You don't need to plan and figure out to just start buying bitcoin and DCAing. The more complicated and/or aggressive that you plan to be, then you will likely have to employ higher levels of preparations and plannings to make sure that your chosen added level of complexity is not going to cause too much risks and/or costs in regards to your bitcoin holdings and/or management.
If I get right what JJG pointed, is that you don't need to have everything planned out before starting Bitcoin accumulation using DCA strategy because over thinking can call things that are not as if they are existing which will definitely complicate things by taking it to a higher level of complexity that will require more than ordinary efforts to handle the complexity that has been created. All that can cause unnecessary fear.

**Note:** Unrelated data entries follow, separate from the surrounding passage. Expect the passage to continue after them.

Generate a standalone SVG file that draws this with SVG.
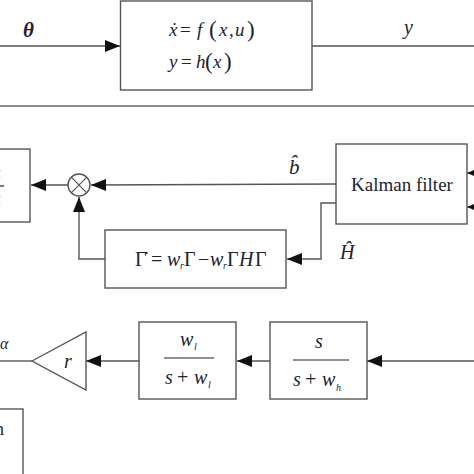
<svg xmlns="http://www.w3.org/2000/svg" width="474" height="474" viewBox="0 0 474 474">
<style>
.box{fill:#fff;stroke:#555;stroke-width:1.4}
.ln{fill:none;stroke:#555;stroke-width:1.4}
.t{font-family:"Liberation Serif","Times New Roman",serif;fill:#1c2430}
.i{font-style:italic}
</style>
<defs>
<marker id="ah" markerWidth="16" markerHeight="12" refX="15" refY="6" orient="auto" markerUnits="userSpaceOnUse">
<path d="M0,0 L15,6 L0,12 Z" fill="#111"/>
</marker>
<marker id="as" markerWidth="8" markerHeight="6" refX="7" refY="3" orient="auto" markerUnits="userSpaceOnUse">
<path d="M0,0 L7,3 L0,6 Z" fill="#111"/>
</marker>
</defs>
<rect width="474" height="474" fill="#fff"/>
<g id="connectors">
<line class="ln" x1="0" y1="46" x2="120" y2="46" marker-end="url(#ah)"/>
<line class="ln" x1="312" y1="46" x2="474" y2="46"/>
<line x1="0" y1="106" x2="474" y2="106" stroke="#666" stroke-width="1.4"/>
<line class="ln" x1="68" y1="185" x2="31" y2="185" marker-end="url(#ah)"/>
<line class="ln" x1="336" y1="184" x2="91" y2="185" marker-end="url(#ah)"/>
<polyline class="ln" points="336,203 321,203 321,259 287,259" marker-end="url(#ah)"/>
<polyline class="ln" points="105,259 79,259 79,197" marker-end="url(#ah)"/>
<line class="ln" x1="474" y1="173" x2="467" y2="173" marker-end="url(#as)"/>
<line class="ln" x1="474" y1="207" x2="467" y2="207" marker-end="url(#as)"/>
<line class="ln" x1="474" y1="361" x2="367" y2="361" marker-end="url(#ah)"/>
<line class="ln" x1="270" y1="361" x2="237" y2="361" marker-end="url(#ah)"/>
<line class="ln" x1="139" y1="361" x2="86" y2="361" marker-end="url(#ah)"/>
<line class="ln" x1="0" y1="361" x2="32" y2="361"/>
</g>
<g id="labels">
<text class="t i" x="23" y="37" font-size="21" font-weight="bold">θ</text>
<text class="t i" x="404" y="34" font-size="20">y</text>
<text class="t i" x="289" y="174" font-size="21">b̂</text>
<text class="t i" x="340" y="259" font-size="20">Ĥ</text>
<text class="t i" x="0" y="349" font-size="16">α</text>
</g>
<g id="plant">
<rect class="box" x="120.5" y="1" width="191.5" height="89"/>
<text class="t i" x="169" y="36" font-size="19">ẋ</text>
<text class="t" x="180" y="36" font-size="19">=</text>
<text class="t i" x="197" y="36" font-size="19">f</text>
<text class="t" x="209" y="37" font-size="23">(</text>
<text class="t i" x="219" y="36" font-size="19">x</text>
<text class="t" x="229" y="36" font-size="19">,</text>
<text class="t i" x="235" y="36" font-size="19">u</text>
<text class="t" x="247" y="37" font-size="23">)</text>
<text class="t i" x="169" y="68" font-size="19">y</text>
<text class="t" x="181" y="68" font-size="19">=</text>
<text class="t i" x="196" y="68" font-size="19">h</text>
<text class="t" x="205" y="69" font-size="23">(</text>
<text class="t i" x="213" y="68" font-size="19">x</text>
<text class="t" x="224" y="69" font-size="23">)</text>
</g>
<g id="left-box">
<rect class="box" x="-2" y="149" width="32" height="73"/>
<text x="-6" y="178" font-size="16" font-family="Liberation Serif,serif" fill="#3a6fa0">ε</text>
<line x1="0" y1="186" x2="4" y2="186" stroke="#222" stroke-width="1.2"/>
<text x="-6" y="204" font-size="16" font-family="Liberation Serif,serif" fill="#3a6fa0">ε</text>
</g>
<g id="multiplier">
<circle cx="79" cy="185" r="11" fill="#fff" stroke="#555" stroke-width="1.4"/>
<line x1="71.2" y1="177.2" x2="86.8" y2="192.8" stroke="#555" stroke-width="1.2"/>
<line x1="86.8" y1="177.2" x2="71.2" y2="192.8" stroke="#555" stroke-width="1.2"/>
</g>
<g id="kalman">
<rect class="box" x="336" y="144" width="131" height="80"/>
<text class="t" x="402" y="191" font-size="19" text-anchor="middle">Kalman filter</text>
</g>
<g id="gamma">
<rect class="box" x="105" y="230" width="181" height="58"/>
<text class="t" x="135" y="266" font-size="20">Γ̇</text>
<text class="t" x="151" y="266" font-size="20">=</text>
<text class="t i" x="167" y="266" font-size="20">w</text>
<text class="t i" x="180" y="269" font-size="10">r</text>
<text class="t" x="184" y="266" font-size="20">Γ</text>
<text class="t" x="198" y="266" font-size="20">−</text>
<text class="t i" x="210" y="266" font-size="20">w</text>
<text class="t i" x="223" y="269" font-size="10">r</text>
<text class="t" x="227" y="266" font-size="20">Γ</text>
<text class="t i" x="239" y="266" font-size="20">H</text>
<text class="t" x="255" y="266" font-size="20">Γ</text>
</g>
<g id="gain">
<polygon points="32,361 86,332 86,390" fill="#fff" stroke="#555" stroke-width="1.4"/>
<text class="t i" x="64" y="368" font-size="20">r</text>
</g>
<g id="lowpass">
<rect class="box" x="139" y="322" width="97" height="77"/>
<text class="t i" x="180" y="346" font-size="20">w</text>
<text class="t i" x="194" y="350" font-size="10">l</text>
<line x1="164" y1="358" x2="214" y2="358" stroke="#222" stroke-width="1.2"/>
<text class="t i" x="165" y="384" font-size="20">s</text>
<text class="t" x="177" y="384" font-size="20">+</text>
<text class="t i" x="194" y="384" font-size="20">w</text>
<text class="t i" x="208" y="388" font-size="10">l</text>
</g>
<g id="highpass">
<rect class="box" x="270" y="322" width="97" height="77"/>
<text class="t i" x="315" y="348" font-size="20">s</text>
<line x1="293" y1="360" x2="349" y2="360" stroke="#222" stroke-width="1.2"/>
<text class="t i" x="293" y="386" font-size="20">s</text>
<text class="t" x="305" y="386" font-size="20">+</text>
<text class="t i" x="322" y="386" font-size="20">w</text>
<text class="t i" x="336" y="391" font-size="10">h</text>
</g>
<g id="bottom-left-box">
<rect class="box" x="-2" y="409" width="25" height="70"/>
<text class="t" x="-5" y="435" font-size="18">n</text>
</g>
</svg>
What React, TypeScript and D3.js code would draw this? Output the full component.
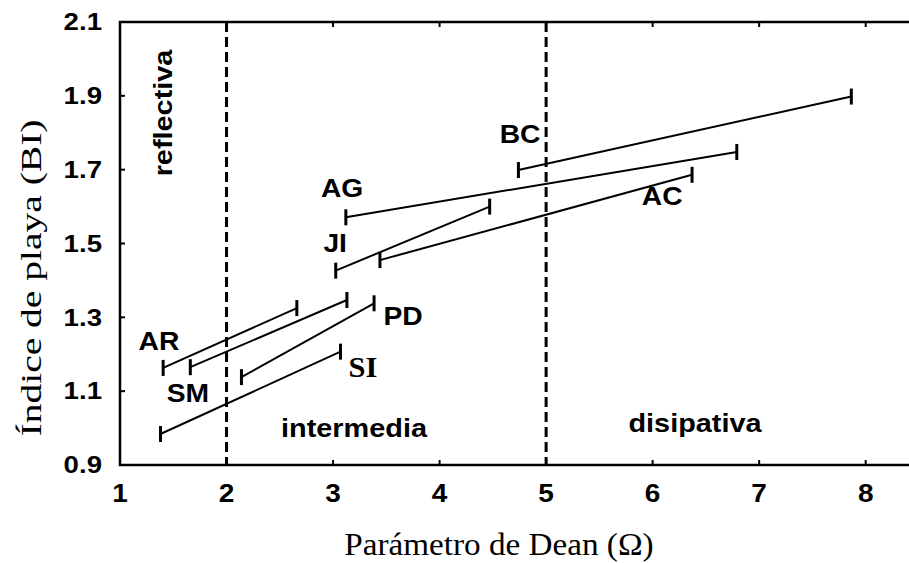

This happens in other areas of life. Just being afraid of what does not enough exist or afraid of what will not even exist.
If you are afraid or lack experience, then maybe you start out with investing into bitcoin at $30 per week instead of investing $100 per week, and you invest and study bitcoin and your finances and financial management.
After a few weeks you raise your bitcoin investment amount to $50 per week and you start adding $20 per week to your back up funds.. They were around $700 at the time that you started investing into bitcoin.
Then maybe after 10 weeks you increase your bitcoin investment to $75 per week and your addition to your back up funds at $50 per week.
Then maybe after 7 months you increase your bitcoin investment to $100 per week and your addition to your back up funds at $60 per week.
Then maybe after 16 months, you figure that you got your back up funds up to 3 months of your expenses, so you increase your bitcoin investment to $120 per week and you stop adding to your back up funds.
The point is that you learn as you go and you make adjustments as you go... and yeah there can be alternative approaches, but you try to figure out the approach that is comfortable for you and your situation.